Founders General Corp. v. Hoey

United States Supreme Court

300 U.S. 268 (1937)

Facts

In Founders General Corp. v. Hoey, the case involved multiple transactions where the certificates for corporate shares were issued to a nominee at the direction of the beneficial owner. Founders General Corp. subscribed for shares but directed the shares to be issued in the name of a nominee, Benton Co., which held securities solely for the corporation's benefit. Similarly, A.B. Leach Co. directed shares to be issued to an employee, Vercouter, for convenience, and Automatic Washer Company stockholders appointed attorneys to receive shares on their behalf for sale to bankers.
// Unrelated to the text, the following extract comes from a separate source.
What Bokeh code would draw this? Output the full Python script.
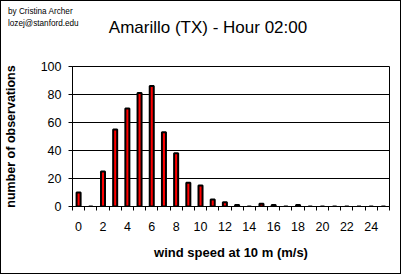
from bokeh.plotting import figure
from bokeh.models import FixedTicker, ColumnDataSource, Range1d
from bokeh.models.dom import Div as DomDiv, Styles
from bokeh.embed import file_html
from bokeh.resources import INLINE

speeds = list(range(26))
counts = [10, 0, 25, 55, 70, 81, 86, 53, 38, 17, 15, 5, 3, 1, 0, 2, 1, 0, 1, 0, 0, 0, 0, 0, 0, 0]
x_tick_labels = [0, 2, 4, 6, 8, 10, 12, 14, 16, 18, 20, 22, 24]
y_ticks = [0, 20, 40, 60, 80, 100]
title_text = "Amarillo (TX) - Hour 02:00"
author_lines = ["by Cristina Archer", "lozej@stanford.edu"]
x_label = "wind speed at 10 m (m/s)"
y_label = "number of observations"

FONT = "Liberation Sans"

p = figure(width=403, height=276, output_backend="svg", toolbar_location=None,
           title_location=None,
           x_range=Range1d(-0.5, 25.5), y_range=Range1d(0, 100),
           min_border_left=72, min_border_right=14, min_border_top=66, min_border_bottom=70)
p.background_fill_color = "white"
p.border_fill_color = "white"
p.outline_line_color = "black"
p.outline_line_width = 1

src = ColumnDataSource(dict(x=speeds, y=counts))
p.vbar(x="x", top="y", width=0.33, source=src, fill_color="#FF0000", line_color="black", line_width=2)

# x axis
p.xaxis.ticker = FixedTicker(ticks=x_tick_labels, minor_ticks=[i - 0.5 for i in range(27)])
p.xaxis.major_tick_out = 0
p.xaxis.major_tick_in = 0
p.xaxis.minor_tick_out = 4
p.xaxis.minor_tick_in = 0
p.xaxis.minor_tick_line_color = "black"
p.xaxis.axis_line_color = "black"
p.xaxis.major_label_standoff = 11
p.xaxis.major_label_text_font = FONT
p.xaxis.major_label_text_font_size = "12.5px"
p.xaxis.major_label_text_color = "black"
p.xaxis.axis_label = x_label
p.xaxis.axis_label_text_font = FONT
p.xaxis.axis_label_text_font_size = "13px"
p.xaxis.axis_label_text_font_style = "bold"
p.xaxis.axis_label_text_color = "black"
p.xaxis.axis_label_standoff = 11

# y axis
p.yaxis.ticker = FixedTicker(ticks=y_ticks)
p.yaxis.major_tick_out = 4
p.yaxis.major_tick_in = 0
p.yaxis.minor_tick_out = 0
p.yaxis.minor_tick_in = 0
p.yaxis.major_tick_line_color = "black"
p.yaxis.axis_line_color = "black"
p.yaxis.major_label_standoff = 7
p.yaxis.major_label_text_font = FONT
p.yaxis.major_label_text_font_size = "12.5px"
p.yaxis.major_label_text_color = "black"
p.yaxis.axis_label = y_label
p.yaxis.axis_label_text_font = FONT
p.yaxis.axis_label_text_font_size = "12.5px"
p.yaxis.axis_label_text_font_style = "bold"
p.yaxis.axis_label_text_color = "black"
p.yaxis.axis_label_standoff = 20

p.xgrid.visible = False
p.ygrid.ticker = FixedTicker(ticks=y_ticks)
p.ygrid.grid_line_color = "black"
p.ygrid.grid_line_width = 1

# title, author credit (top-left) and outer frame of the chart
title = DomDiv(style=Styles(position="absolute", left="8px", top="18px", width="400px", text_align="center",
                            font_family=FONT, font_size="17px", line_height="20px", color="black",
                            white_space="nowrap"),
               children=[title_text])
line_style = dict(font_family=FONT, font_size="8.2px", line_height="12px", color="black", white_space="nowrap")
author = DomDiv(style=Styles(position="absolute", left="8px", top="6px", **line_style),
                children=[DomDiv(children=[author_lines[0]]), DomDiv(children=[author_lines[1]])])
border = DomDiv(style=Styles(position="absolute", left="0px", top="0px", width="401px", height="274px",
                             border="1px solid black", pointer_events="none"))
p.elements = [title, author, border]

open("out.html", "w").write(file_html(p, INLINE))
In all instances, the nominees had no beneficial interest in the shares. Each of these transactions was subject to a tax under § 800, Schedule A-3 of the Revenue Act of 1926. The Founders Corporation's claim for a tax refund was denied by the Circuit Court of Appeals for the Second Circuit, while A.B. Leach Co. and Automatic Washer Company had favorable rulings in other courts, leading to a conflict that prompted the U.S. Supreme Court to grant certiorari.

Issue

The main issues were whether issuing corporate shares to a nominee at the direction of the beneficial owner constitutes a taxable transfer of the "right to receive" the shares under § 800, Schedule A-3 of the Revenue Act of 1926, even though the nominee has no beneficial interest in the shares.

Holding

(

Brandeis, J.

)

The U.S. Supreme Court held that the issuance of corporate shares to a nominee at the direction of the beneficial owner is a taxable transfer of the "right to receive" the shares under the Revenue Act of 1926, regardless of the nominee's lack of beneficial interest.

Reasoning

The U.S. Supreme Court reasoned that the language of the Revenue Act of 1926 taxed the transfer of the "right to receive" stock certificates, not the transfer of beneficial interest. In each situation, the owner directed the shares to be issued to a nominee for convenience, thereby transferring the right to receive the shares. The Court emphasized that the statute's broad language intended to encompass such nominee transactions, and the fact that the nominee held no beneficial interest was legally insignificant. The decision also stated that the taxpayer could not avoid tax liability by choosing a transaction form that fell within the statute's terms, even if another form could have bypassed the tax. The Court affirmed that the transfer of the right to receive shares to a nominee constituted a taxable event under the Act.